O silêncio das inocentes
A política tradicional norte-americana sempre se dividiu em relação ao aborto. A população norte-americana também. Contudo, uma geração inteira teve este debate, e foi dado como adquirido que o lado da liberdade da mulher e dos direitos reprodutivos tinha ganho. Infelizmente, ano após ano, e Estado após Estado, este direito fundamental foi consistentemente e habilmente afetado, com legisladores estatais republicanos e governadores a considerarem que a sua vontade suplantava o direito estabelecido federalmente. Tentou-se inclusive imbuir cidadãos de capacidade persecutória e delatora de quem assistisse a mulher no exercício do seu direito reprodutivo.
Durante décadas, existiu uma sensação de que com a reconciliação da população americana com Roe vs Wade este deixaria de ser um assunto político relevante, e o próprio GOP tentou transitar para outras bandeiras conservadoras, sendo que até o primeiro Presidente Bush era considerado pró-escolha até ser candidato a VP na presidência Reagan. Mas, bastou chegar às suas próprias primárias para abandonar esta posição. Levanta-se então a questão: o direito ao aborto sempre esteve seguro nos EUA, seja em termos políticos como em matéria de opinião da população geral?
Como tudo, nos EUA o aborto tem tanto de polarizador como de pouco moderado. Existem republicanos com cargos políticos relevantes a defenderem o aborto legal só apenas em casos de violação e incesto, sendo que uma franja nem nessa situação o considera, e temos democratas que não são favoráveis a um limite máximo de semanas para uma mulher poder realizar a intervenção. Só os mais desatentos com as especificidades da política americana podem ignorar o peso do single-issue voter, e que esta percentagem no voto republicano é muito mais alargada do que no voto democrata. Os eleitores democratas, e independentes que votam democrata, aderem a um conjunto de ideais e princípios, sendo estes normalmente a procura de mais equidade e direitos sociais num país tão desigual. O voto republicano, nomeadamente o evangélico, não é assim.
De facto, muitos evangélicos, e até americanos com outras crenças religiosas, depositaram o seu voto em Trump olhando para o 45º Presidente dos Estados Unidos como o seu Rei Cyrus, um homem profundamente distante deles em termos de conduta na sua vida pessoal, mas que lhes ia entregar o que mais desejavam: o reverter de Roe vs Wade, a nomeação de juízes conservadores para o Supremo Americano, e uma restruturação profunda do sistema judicial federal e estatal, apontando juízes que iriam decidir favoravelmente a qualquer tentativa de atropelo do direito ao aborto.
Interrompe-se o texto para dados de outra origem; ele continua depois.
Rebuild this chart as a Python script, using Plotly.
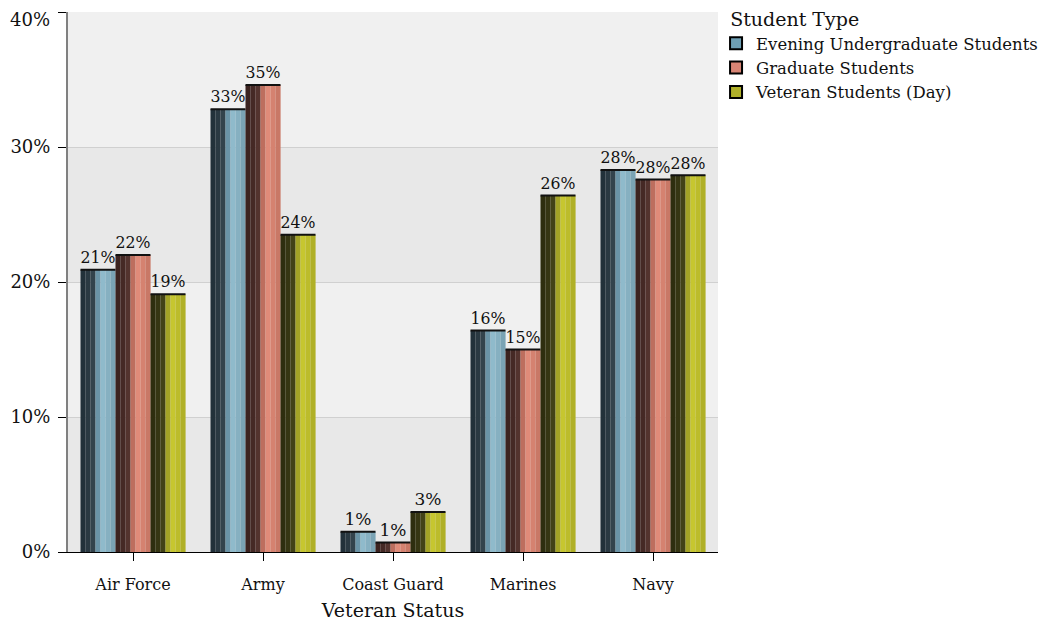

Obviamente que esta estratégia venceu. O Supremo tem uma maioria conservadora de 6 para 3. E chegamos aqui ao ponto final desta reflexão. O perigo de ter permitido que Roe vs Wade fosse meramente uma questão judicial, não sendo sufragada em voto e consequente discussão em Congresso e Senado, foi o maior erro dos democratas e ativistas pró-aborto. Permitir que o fosse culminou na sua óbvia periclitância, que leva a que só neste momento, depois de sair um rascunho de uma possível decisão de reversão de Roe vs Wade, se comece a ter uma conversa séria sobre a passagem de legislação em sede de Congresso, e na queda da filibuster do Senado caso não existam os 60 votos favoráveis, coisa que não há.
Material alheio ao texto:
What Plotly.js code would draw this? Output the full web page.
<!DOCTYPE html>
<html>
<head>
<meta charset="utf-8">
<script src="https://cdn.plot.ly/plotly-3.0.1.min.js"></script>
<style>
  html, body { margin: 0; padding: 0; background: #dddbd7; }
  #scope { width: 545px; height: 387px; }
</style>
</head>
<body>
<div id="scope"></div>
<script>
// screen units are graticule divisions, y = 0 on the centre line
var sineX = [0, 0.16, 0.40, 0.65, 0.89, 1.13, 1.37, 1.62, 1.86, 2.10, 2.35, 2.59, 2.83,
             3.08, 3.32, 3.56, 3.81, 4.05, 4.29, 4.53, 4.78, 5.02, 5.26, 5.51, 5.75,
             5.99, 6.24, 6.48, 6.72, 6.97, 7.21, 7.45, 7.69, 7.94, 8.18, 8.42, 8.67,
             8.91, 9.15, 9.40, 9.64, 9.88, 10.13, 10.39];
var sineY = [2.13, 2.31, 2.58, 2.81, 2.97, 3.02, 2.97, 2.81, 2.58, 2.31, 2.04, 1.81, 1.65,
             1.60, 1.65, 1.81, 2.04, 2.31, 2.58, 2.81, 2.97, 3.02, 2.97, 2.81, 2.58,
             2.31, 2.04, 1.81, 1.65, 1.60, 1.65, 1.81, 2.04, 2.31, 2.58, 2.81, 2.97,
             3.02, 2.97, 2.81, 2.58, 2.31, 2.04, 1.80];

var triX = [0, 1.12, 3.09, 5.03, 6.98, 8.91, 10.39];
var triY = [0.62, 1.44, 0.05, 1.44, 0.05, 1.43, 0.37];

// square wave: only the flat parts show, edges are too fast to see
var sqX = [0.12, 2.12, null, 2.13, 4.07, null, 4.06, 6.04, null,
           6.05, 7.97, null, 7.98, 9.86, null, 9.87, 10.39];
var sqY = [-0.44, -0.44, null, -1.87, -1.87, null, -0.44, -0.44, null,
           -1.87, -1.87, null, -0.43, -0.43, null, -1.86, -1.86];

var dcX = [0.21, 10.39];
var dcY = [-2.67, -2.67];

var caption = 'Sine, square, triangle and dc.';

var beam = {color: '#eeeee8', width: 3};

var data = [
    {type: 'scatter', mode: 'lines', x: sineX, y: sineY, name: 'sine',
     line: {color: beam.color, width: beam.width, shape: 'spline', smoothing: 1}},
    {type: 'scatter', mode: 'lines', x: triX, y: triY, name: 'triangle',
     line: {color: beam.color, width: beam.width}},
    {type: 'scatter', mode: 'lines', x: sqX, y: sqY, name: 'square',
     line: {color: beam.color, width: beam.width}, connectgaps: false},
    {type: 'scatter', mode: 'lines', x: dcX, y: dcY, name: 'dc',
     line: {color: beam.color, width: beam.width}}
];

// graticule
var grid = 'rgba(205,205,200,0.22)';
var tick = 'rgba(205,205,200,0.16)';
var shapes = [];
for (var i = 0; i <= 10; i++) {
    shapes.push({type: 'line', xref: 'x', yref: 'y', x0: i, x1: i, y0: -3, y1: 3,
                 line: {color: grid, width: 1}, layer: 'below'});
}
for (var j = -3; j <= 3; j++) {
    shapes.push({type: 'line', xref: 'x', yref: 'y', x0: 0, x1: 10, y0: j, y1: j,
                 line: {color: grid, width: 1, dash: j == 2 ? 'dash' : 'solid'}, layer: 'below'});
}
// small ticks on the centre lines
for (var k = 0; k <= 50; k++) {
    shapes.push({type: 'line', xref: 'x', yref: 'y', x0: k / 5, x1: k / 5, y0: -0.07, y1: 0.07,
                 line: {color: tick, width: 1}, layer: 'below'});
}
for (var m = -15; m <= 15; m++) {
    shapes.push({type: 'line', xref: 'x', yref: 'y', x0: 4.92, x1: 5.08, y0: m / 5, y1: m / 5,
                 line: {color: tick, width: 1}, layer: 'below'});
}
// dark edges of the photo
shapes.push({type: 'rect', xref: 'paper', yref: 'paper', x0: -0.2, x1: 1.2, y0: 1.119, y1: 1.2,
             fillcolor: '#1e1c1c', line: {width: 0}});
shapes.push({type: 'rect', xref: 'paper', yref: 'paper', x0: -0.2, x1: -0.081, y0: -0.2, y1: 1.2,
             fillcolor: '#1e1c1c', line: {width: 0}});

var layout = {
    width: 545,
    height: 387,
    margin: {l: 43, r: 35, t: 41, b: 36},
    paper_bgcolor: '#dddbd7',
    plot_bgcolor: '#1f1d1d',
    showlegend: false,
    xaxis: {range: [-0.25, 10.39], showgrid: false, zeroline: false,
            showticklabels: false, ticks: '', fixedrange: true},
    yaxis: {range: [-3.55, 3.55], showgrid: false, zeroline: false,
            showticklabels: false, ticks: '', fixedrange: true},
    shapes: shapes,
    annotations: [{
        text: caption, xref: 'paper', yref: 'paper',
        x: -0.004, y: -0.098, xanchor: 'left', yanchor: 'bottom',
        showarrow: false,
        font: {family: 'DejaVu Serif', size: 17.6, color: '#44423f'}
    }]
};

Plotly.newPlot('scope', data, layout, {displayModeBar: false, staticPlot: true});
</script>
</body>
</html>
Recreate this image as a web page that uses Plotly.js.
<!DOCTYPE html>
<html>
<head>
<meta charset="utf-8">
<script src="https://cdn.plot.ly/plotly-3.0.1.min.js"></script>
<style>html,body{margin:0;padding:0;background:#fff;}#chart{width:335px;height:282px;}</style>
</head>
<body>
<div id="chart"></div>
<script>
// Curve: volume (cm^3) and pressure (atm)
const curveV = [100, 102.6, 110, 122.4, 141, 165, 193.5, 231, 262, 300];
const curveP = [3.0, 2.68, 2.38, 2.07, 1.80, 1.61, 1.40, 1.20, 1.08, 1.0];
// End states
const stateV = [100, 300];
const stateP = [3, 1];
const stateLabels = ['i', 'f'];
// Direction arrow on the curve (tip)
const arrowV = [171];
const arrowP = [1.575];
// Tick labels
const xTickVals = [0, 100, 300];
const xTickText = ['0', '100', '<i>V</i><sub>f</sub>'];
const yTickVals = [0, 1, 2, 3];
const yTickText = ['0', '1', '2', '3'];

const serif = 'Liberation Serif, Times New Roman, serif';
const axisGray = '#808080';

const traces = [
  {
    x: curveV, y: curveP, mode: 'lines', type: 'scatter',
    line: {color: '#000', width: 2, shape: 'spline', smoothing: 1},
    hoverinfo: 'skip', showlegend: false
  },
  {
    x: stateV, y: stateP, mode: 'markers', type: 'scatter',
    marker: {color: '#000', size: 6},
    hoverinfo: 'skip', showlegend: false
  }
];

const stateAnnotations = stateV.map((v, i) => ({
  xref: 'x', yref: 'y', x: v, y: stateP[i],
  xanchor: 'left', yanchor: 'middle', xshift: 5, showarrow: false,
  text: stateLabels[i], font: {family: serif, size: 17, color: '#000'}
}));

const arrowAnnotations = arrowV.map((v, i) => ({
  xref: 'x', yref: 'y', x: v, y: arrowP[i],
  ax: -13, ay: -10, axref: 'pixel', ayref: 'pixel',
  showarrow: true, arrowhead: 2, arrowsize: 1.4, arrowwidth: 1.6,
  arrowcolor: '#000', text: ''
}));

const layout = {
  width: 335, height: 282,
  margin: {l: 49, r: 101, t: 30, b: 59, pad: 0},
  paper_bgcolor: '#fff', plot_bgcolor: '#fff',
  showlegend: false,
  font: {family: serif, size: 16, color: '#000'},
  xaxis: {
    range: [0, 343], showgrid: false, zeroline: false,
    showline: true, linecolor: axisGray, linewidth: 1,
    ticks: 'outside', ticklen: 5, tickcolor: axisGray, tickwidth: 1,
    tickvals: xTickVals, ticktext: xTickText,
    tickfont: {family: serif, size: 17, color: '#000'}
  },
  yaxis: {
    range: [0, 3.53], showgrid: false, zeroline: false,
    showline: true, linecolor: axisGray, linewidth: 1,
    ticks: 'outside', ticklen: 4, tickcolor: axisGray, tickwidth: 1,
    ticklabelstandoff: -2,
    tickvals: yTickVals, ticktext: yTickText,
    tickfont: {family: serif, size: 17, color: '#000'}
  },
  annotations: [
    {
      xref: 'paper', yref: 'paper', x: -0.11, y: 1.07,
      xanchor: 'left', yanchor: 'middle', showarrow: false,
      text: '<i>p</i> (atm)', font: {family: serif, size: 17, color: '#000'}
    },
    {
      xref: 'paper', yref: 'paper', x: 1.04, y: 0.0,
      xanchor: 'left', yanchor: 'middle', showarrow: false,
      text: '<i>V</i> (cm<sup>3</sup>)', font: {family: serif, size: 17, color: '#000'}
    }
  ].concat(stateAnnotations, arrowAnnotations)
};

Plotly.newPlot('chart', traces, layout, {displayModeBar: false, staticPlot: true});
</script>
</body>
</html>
Os democratas, com um presidente obviamente não capaz de fazer um segundo mandato, tinham todas as condições de realizar mudanças estruturais no país até 2024. Não o fizeram em termos de direitos de voto, não o fizeram em termos de um pacote económico profundamente estrutural, e não o fizeram em termos de alteração da dinâmica do Senado, essa relíquia de um país que é como um grande barco imóvel no meio do Atlântico, perpetuamente estagnado politicamente, sem terra à vista. Já existia muito pouco que agarrasse o voto democrata tirando um voto contra uma plataforma republicana bafienta, e neste momento, o incentivo a que esta maré se altere é perfeitamente nulo.
Pode residir aqui a grande morte do sonho Democrata, a de uma transição demográfica natural e favorável ao voto no partido, dado que numa questão tão basilar votar democrata não protegeu os milhões de mulheres americanas inocentes, as que vão residir em Estados conservadores e que são demasiado pobres para poderem mudar a sua sorte, resignadas e possivelmente recambiadas de volta aos becos, à morte por abortos inseguros e ao profundo e mais absoluto silêncio.